British love for Californian wine drives growth

- Last updated on GMT

Related tags: Wine institute, California wine

Exports of US wine - 90 per cent of which comes from California -
grew by nearly 30 per cent in 2003, helped by its continued
popularity in the UK. While the weakness of the dollar undoubtedly
contributed to the good growth in Britain during the year, most of
the gains were attributed to "the genuine affection and
confidence the consumer has for things Californian".

Total US wine exports reached $643 million in 2003, a 17 per cent increase on the previous year, helped by the 29 per cent volume hike to 96 million gallons, according to the California Wine Institute citing data from the US Department of Commerce and USA Trade Online.

Britain's close relationship with the US also clearly extends to a penchant for its wines, with sales there rising 13 per cent to $212.9 million on the back of a 25 per cent leap in volumes to 31 million gallons. UK value sales are now nearly twice as large as the second-largest export market for US wines, Canada.

"In 2003, California overtook Italy to become the third largest supplier in the UK after Australia and France, with the greatest increase in market share,"​ said UK trade director John McLaren. "The favourable exchange rate, the ripe potential of the many new brands entering the UK and, above all, the genuine affection and confidence the consumer has for things Californian, suggest that significant further progress will continue to be made in 2004."

California's place among the great and the good of the wine world in the rest of Europe is perhaps less assured, but producers will take heart from encouraging gains across many of the continent's leading wine consuming nations.

The Netherlands was the second largest European market for US wines after the UK with sales of $74.8 million, while Germany was third with $19.5 million.

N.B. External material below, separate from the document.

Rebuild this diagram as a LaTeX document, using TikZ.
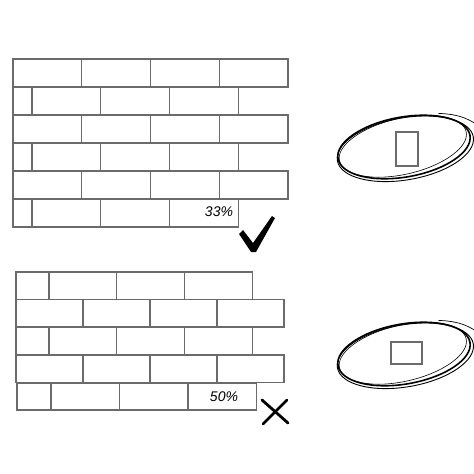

France, not traditionally a major buyer of wine from anywhere outside its own borders or indeed a great lover of all things American, was in fact the fourth largest market for Californian wines with a respectable $14.5 million in sales in 2003. Switzerland, Belgium, Ireland and Denmark all registered sales in excess of $10 million during the year.

"Exports of California wine to Europe experienced solid growth, in all markets, due to lower prices largely resulting from a more favourable dollar rate. For instance, in Germany, California has increased its market share by value to 4.2 per cent and now leads the new world wine category,"​ said Paul Molleman, the Wine Institute's European trade director.

Japan, the biggest Asian market for Californian wine and third-largest overall, saw sales reach $76.3 million in 2003, a 6 per cent drop compared to the previous year, although this was not reflected in the volume figures, which showed excellent growth of 46 per cent.

"Japan's wine market in general has been stagnant since 1998 when it had a huge red wine boom. However, last year, the US was the only country among major exporters that increased the export volume to Japan,"​ said Ken-ichi Hori, Wine Institute trade director in Japan. "California wine was very successful, particularly in the popular-price segment, principally because two major importers launched California brands as their strategic product in early 2003. Also,more expensive wines gained entry into restaurant outlets as a result of winery participation in Wine Institute's wine-by-the-glass programme,"

The weak dollar was not the only reason for the strong sales growth, according to the Wine Institute, with a number of new products helping to stimulate and maintain consumer interest, and this will clearly be more important for the long term growth of Californian brands in the increasingly competitive wine market.

"In 2003, we returned to the growth rates of the late 1990s, as wineries had sufficient wines to expand their sales and the exchange rates allowed our California wineries to reach and maintain key price points in very competitive international markets,"​ said Wine Institute international director Joseph A.Rollo.

Maintaining this momentum will not be easy however, as the dip in export sales between 1999 and 2002 clearly shows. After a decade of steady growth, Californian wine exports had reached some $560 million by 1999, but a combination of uncompetitive prices caused by the strong dollar and insufficient supplies meant that by the end of 2002 sales had dropped back to around $549 million.

"While exports in any given year are affected by exchange rates, wine availability and pricing, the long-term growth trend for California has continued for a decade across all price segments. Overseas consumers are embracing California wines,"​ said Wine Institute president and CEO Robert P. Koch "Exports are a growing part of the California wine business and now represent about 15 percent of our state's wine production."

Koch explained that the Wine Institute is working to eliminate international trade barriers to assure long-term access to consumers in top export markets. He highlighted issues such as high import tariffs, production subsidies and distribution restrictions as those most likely to impact export sales in the future.